:: DATASET EXTRACT
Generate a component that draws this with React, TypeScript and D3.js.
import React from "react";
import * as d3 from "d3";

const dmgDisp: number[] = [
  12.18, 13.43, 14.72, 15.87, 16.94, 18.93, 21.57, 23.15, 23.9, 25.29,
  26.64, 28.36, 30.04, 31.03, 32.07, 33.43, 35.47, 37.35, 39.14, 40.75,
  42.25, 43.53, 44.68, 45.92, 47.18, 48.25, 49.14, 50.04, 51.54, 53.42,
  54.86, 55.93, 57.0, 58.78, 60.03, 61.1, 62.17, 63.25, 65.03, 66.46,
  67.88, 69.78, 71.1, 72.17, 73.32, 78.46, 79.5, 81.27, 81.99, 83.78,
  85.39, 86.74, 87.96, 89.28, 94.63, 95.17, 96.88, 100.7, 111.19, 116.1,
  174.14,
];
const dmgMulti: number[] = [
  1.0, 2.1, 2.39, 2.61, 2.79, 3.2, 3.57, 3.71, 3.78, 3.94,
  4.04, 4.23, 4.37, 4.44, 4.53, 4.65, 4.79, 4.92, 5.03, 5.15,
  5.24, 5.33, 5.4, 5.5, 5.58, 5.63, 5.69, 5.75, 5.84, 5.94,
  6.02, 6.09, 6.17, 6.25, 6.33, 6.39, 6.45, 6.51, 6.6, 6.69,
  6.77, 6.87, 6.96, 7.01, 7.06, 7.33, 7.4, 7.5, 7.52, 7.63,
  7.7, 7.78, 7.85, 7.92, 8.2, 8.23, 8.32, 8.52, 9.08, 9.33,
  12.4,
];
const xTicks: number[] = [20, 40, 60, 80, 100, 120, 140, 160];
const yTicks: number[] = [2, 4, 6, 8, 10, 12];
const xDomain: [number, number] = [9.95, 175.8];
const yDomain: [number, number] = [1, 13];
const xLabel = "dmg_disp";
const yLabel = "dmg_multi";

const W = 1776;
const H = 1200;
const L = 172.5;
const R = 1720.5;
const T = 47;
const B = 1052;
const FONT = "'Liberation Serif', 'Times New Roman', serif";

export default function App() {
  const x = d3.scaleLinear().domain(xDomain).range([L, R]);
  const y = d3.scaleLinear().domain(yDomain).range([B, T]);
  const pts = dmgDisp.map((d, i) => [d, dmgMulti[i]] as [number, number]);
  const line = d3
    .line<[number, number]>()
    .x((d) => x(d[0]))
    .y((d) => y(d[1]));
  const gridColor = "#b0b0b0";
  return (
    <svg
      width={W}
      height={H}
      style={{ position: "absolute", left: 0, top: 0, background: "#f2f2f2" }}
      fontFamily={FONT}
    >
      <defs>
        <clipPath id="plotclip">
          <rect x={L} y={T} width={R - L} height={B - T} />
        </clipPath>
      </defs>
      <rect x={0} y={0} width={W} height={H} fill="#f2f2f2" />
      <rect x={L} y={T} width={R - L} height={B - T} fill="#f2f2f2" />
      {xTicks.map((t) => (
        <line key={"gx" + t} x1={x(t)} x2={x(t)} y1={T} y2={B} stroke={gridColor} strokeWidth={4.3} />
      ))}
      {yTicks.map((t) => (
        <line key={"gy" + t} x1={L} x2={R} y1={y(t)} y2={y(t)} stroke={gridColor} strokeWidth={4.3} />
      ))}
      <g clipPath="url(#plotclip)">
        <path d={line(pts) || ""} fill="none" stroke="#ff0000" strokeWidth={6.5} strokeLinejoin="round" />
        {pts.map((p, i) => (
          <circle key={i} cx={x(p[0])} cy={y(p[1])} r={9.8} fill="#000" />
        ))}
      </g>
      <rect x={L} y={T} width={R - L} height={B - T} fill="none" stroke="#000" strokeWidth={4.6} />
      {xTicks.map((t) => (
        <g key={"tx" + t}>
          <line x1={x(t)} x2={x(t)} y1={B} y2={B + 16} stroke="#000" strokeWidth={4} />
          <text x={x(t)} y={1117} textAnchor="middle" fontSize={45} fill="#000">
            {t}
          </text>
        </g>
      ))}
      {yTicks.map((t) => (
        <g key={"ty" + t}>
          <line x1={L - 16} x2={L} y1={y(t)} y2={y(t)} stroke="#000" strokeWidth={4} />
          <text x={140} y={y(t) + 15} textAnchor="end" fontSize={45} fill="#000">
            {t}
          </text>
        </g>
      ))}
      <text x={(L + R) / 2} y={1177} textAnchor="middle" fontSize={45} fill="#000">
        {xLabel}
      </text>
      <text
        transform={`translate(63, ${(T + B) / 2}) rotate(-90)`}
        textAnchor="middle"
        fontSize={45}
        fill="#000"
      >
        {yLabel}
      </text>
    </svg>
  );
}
::::
:: DATASET EXTRACT
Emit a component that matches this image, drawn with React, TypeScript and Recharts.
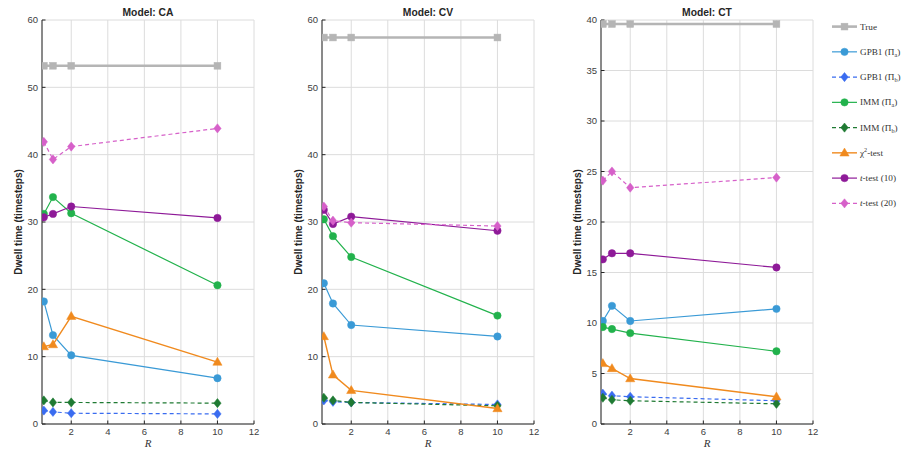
::::
- [STATED GOAL]:
Copy out exactly the lines from the one with "Generate a component" through the one with "import * as", counting both ends, and no other lines.

- [RESPONSE TO THE TASK]:
Generate a component that draws this with React, TypeScript and D3.js.
import React from "react";
import * as d3 from "d3";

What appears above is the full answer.